Rows from a dataset of charts and code –
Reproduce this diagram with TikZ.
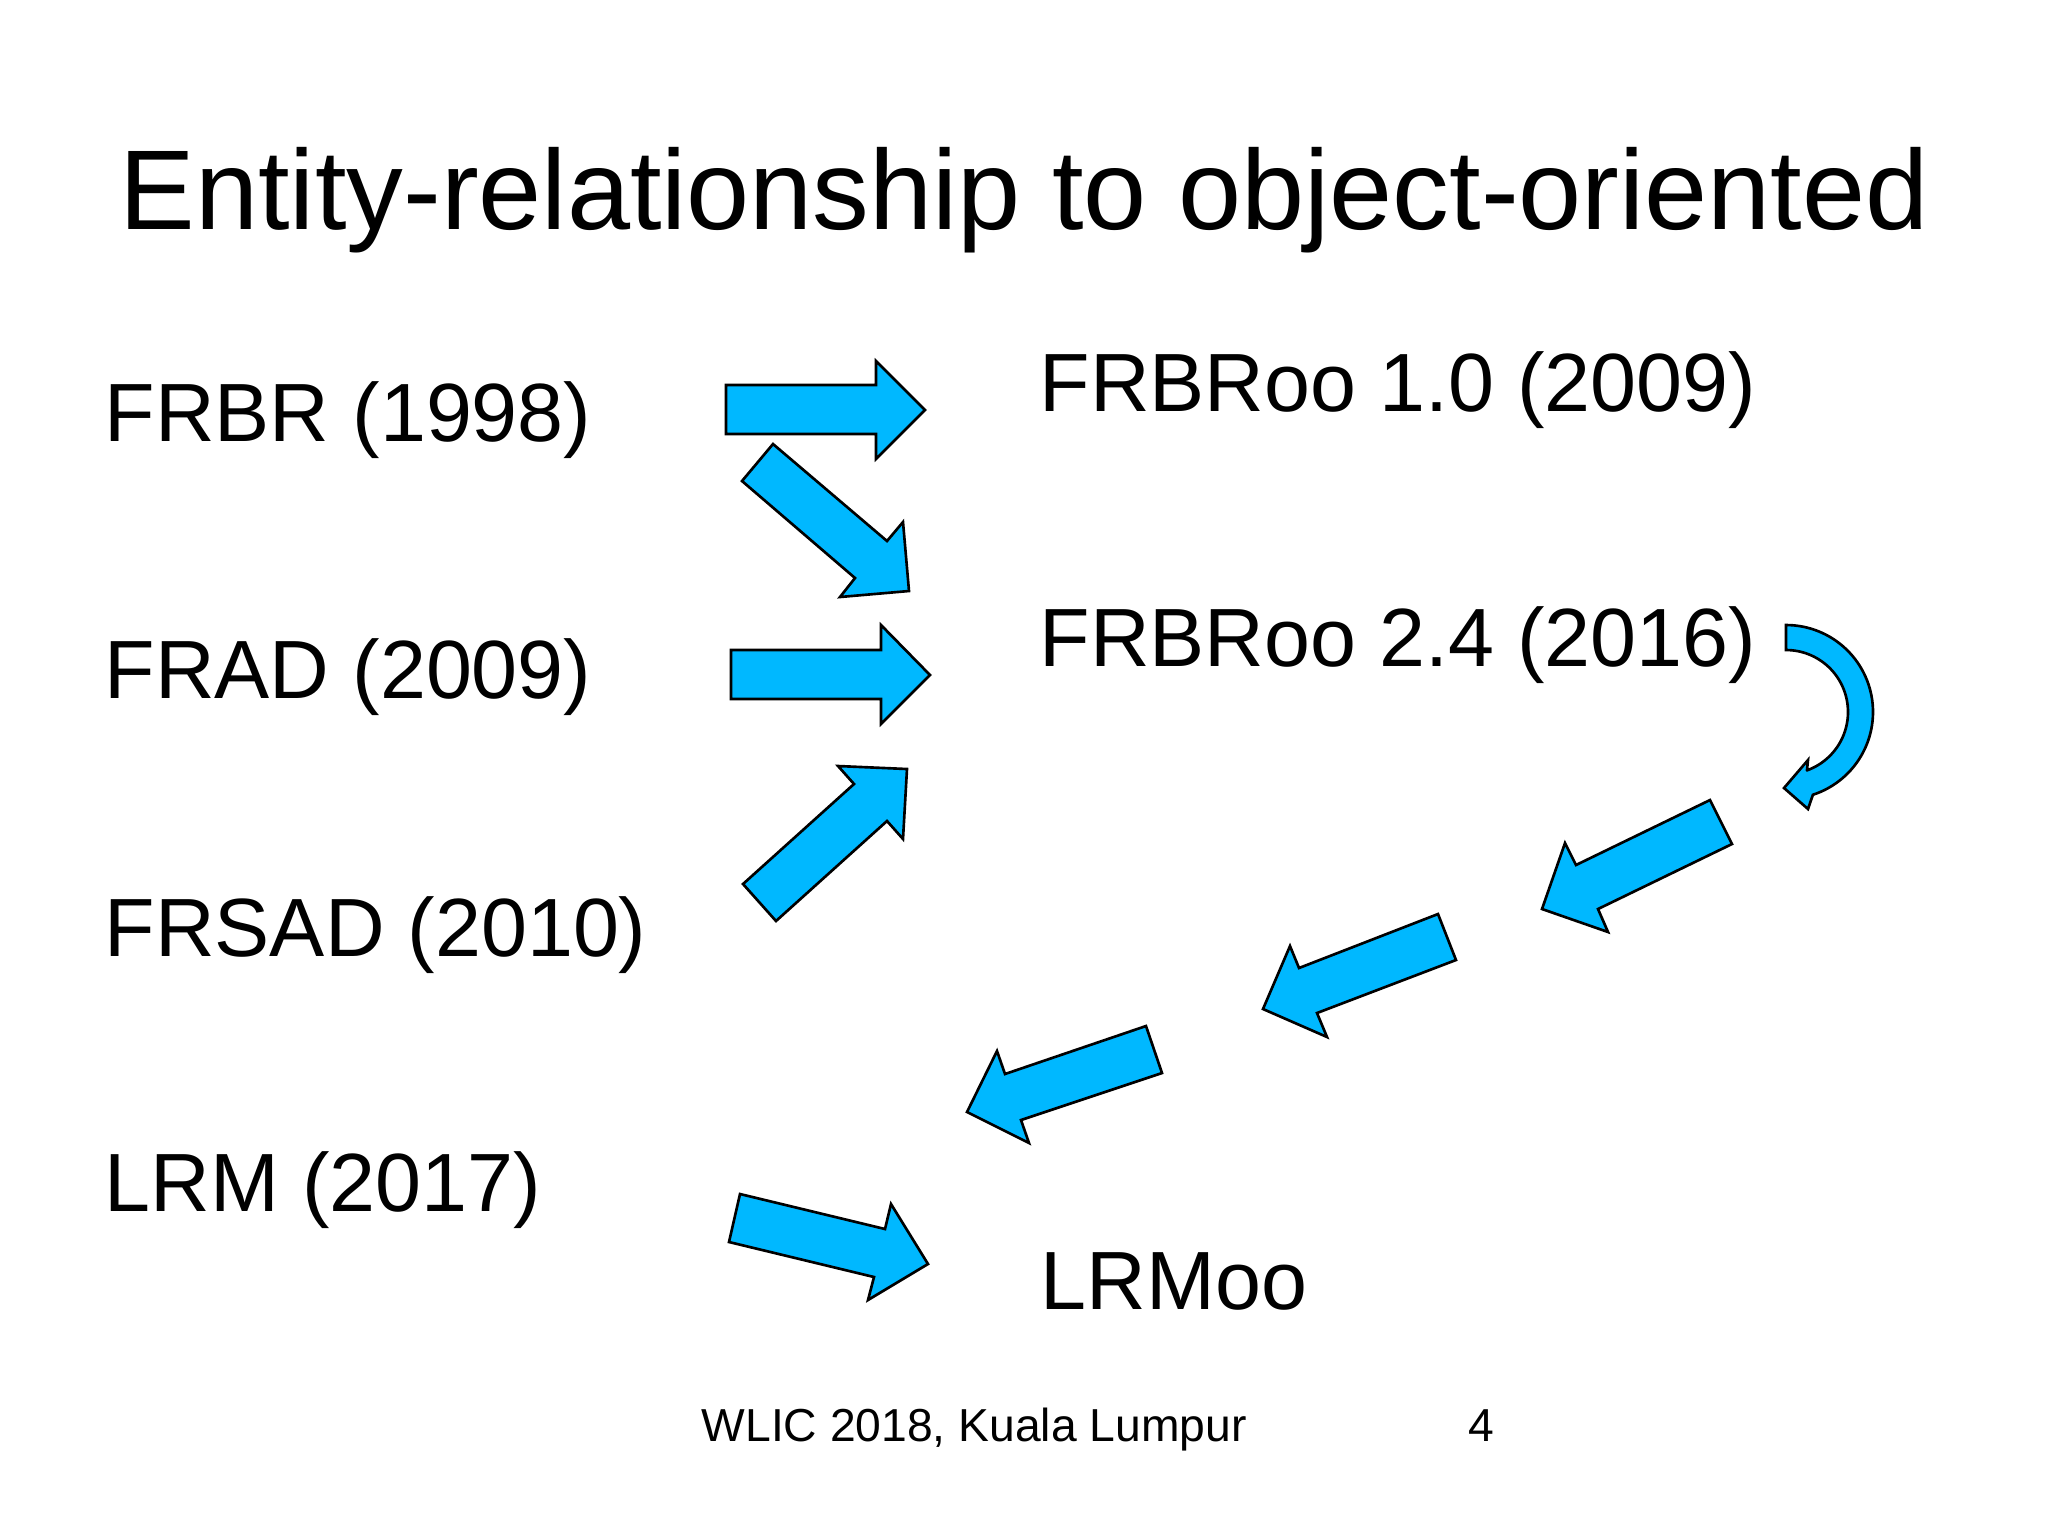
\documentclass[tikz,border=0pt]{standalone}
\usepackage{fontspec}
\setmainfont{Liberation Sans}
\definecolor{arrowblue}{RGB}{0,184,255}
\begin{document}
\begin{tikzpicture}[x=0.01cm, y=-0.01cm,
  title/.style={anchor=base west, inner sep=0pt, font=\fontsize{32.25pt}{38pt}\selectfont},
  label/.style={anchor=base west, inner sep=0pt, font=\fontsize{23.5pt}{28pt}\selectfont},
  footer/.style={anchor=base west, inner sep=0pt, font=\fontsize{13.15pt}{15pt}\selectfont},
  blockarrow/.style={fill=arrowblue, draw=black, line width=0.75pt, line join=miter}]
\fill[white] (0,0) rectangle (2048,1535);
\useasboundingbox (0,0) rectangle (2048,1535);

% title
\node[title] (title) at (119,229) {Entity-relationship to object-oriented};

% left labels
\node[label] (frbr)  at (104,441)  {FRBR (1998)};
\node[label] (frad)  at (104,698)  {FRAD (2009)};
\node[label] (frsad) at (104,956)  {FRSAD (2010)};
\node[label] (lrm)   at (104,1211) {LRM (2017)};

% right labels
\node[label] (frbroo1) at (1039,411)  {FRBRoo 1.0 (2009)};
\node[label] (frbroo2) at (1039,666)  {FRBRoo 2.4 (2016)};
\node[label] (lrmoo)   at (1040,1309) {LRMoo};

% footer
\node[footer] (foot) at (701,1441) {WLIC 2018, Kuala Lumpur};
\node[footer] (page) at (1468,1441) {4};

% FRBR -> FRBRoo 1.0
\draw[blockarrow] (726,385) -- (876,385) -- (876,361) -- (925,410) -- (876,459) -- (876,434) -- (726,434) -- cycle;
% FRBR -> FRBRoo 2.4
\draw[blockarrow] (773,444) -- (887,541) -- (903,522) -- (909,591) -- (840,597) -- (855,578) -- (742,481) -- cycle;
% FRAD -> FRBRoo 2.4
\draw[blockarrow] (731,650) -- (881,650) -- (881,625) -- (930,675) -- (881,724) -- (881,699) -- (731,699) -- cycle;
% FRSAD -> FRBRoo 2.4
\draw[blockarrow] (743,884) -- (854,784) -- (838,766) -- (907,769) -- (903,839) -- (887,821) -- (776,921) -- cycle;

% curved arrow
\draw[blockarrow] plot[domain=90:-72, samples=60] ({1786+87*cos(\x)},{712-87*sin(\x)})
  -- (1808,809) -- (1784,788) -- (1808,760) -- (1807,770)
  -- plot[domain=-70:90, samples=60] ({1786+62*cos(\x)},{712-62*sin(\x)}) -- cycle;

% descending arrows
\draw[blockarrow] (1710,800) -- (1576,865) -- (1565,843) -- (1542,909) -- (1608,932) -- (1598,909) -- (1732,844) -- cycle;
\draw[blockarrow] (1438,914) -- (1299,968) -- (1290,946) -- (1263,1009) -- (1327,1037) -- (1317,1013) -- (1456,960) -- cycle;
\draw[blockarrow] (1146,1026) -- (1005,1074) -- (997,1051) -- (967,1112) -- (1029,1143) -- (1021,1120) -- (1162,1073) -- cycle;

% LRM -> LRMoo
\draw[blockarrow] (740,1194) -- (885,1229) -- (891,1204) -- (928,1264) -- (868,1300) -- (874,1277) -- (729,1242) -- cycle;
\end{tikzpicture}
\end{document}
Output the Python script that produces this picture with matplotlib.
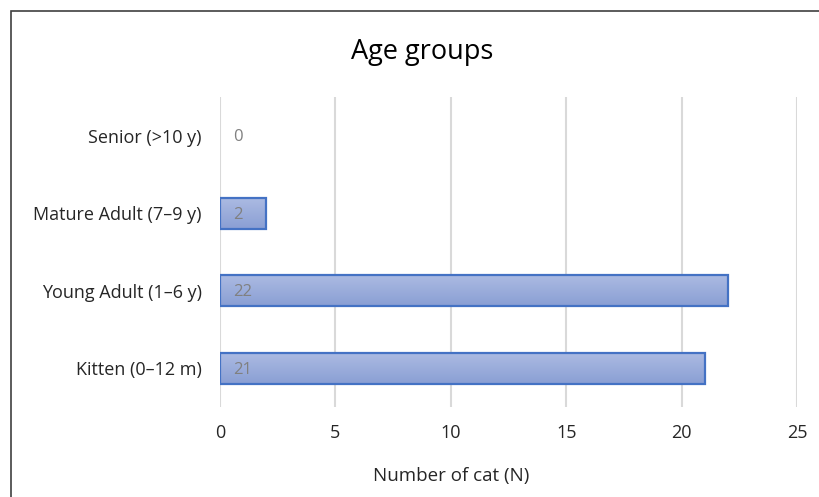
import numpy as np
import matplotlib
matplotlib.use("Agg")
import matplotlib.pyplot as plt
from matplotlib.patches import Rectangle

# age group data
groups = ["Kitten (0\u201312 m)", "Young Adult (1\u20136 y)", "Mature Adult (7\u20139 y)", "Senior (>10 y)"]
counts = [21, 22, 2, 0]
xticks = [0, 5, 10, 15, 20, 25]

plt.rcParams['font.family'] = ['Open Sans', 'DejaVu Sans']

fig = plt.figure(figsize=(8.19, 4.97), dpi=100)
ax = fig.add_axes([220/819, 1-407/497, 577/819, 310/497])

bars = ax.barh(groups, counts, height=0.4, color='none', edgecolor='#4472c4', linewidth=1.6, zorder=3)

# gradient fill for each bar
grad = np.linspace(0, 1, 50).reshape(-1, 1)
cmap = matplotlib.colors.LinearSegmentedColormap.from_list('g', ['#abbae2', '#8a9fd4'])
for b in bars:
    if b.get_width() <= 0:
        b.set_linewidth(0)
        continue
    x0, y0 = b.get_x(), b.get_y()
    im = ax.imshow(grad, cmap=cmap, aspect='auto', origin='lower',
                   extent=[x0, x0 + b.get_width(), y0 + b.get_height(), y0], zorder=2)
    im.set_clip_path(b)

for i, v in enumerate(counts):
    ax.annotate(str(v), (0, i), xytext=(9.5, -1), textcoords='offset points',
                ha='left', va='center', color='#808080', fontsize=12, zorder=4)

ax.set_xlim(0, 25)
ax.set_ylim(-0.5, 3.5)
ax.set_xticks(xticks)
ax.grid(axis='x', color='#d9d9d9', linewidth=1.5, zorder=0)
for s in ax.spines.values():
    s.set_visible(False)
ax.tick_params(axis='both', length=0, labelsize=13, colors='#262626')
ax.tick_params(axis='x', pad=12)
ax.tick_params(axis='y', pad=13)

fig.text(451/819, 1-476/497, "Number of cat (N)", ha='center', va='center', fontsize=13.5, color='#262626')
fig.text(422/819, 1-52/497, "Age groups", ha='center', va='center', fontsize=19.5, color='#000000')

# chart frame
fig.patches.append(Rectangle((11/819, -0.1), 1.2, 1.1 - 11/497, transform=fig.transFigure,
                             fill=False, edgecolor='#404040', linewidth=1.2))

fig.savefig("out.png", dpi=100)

DIRECTIONS FOR THIS TASK – Copy only the part of the records that runs from the first line to the line with "(page) at (1468,1441)", ends included, leaving pictures out.

TASK RESULT –
Reproduce this diagram with TikZ.
\documentclass[tikz,border=0pt]{standalone}
\usepackage{fontspec}
\setmainfont{Liberation Sans}
\definecolor{arrowblue}{RGB}{0,184,255}
\begin{document}
\begin{tikzpicture}[x=0.01cm, y=-0.01cm,
  title/.style={anchor=base west, inner sep=0pt, font=\fontsize{32.25pt}{38pt}\selectfont},
  label/.style={anchor=base west, inner sep=0pt, font=\fontsize{23.5pt}{28pt}\selectfont},
  footer/.style={anchor=base west, inner sep=0pt, font=\fontsize{13.15pt}{15pt}\selectfont},
  blockarrow/.style={fill=arrowblue, draw=black, line width=0.75pt, line join=miter}]
\fill[white] (0,0) rectangle (2048,1535);
\useasboundingbox (0,0) rectangle (2048,1535);

% title
\node[title] (title) at (119,229) {Entity-relationship to object-oriented};

% left labels
\node[label] (frbr)  at (104,441)  {FRBR (1998)};
\node[label] (frad)  at (104,698)  {FRAD (2009)};
\node[label] (frsad) at (104,956)  {FRSAD (2010)};
\node[label] (lrm)   at (104,1211) {LRM (2017)};

% right labels
\node[label] (frbroo1) at (1039,411)  {FRBRoo 1.0 (2009)};
\node[label] (frbroo2) at (1039,666)  {FRBRoo 2.4 (2016)};
\node[label] (lrmoo)   at (1040,1309) {LRMoo};

% footer
\node[footer] (foot) at (701,1441) {WLIC 2018, Kuala Lumpur};
\node[footer] (page) at (1468,1441) {4};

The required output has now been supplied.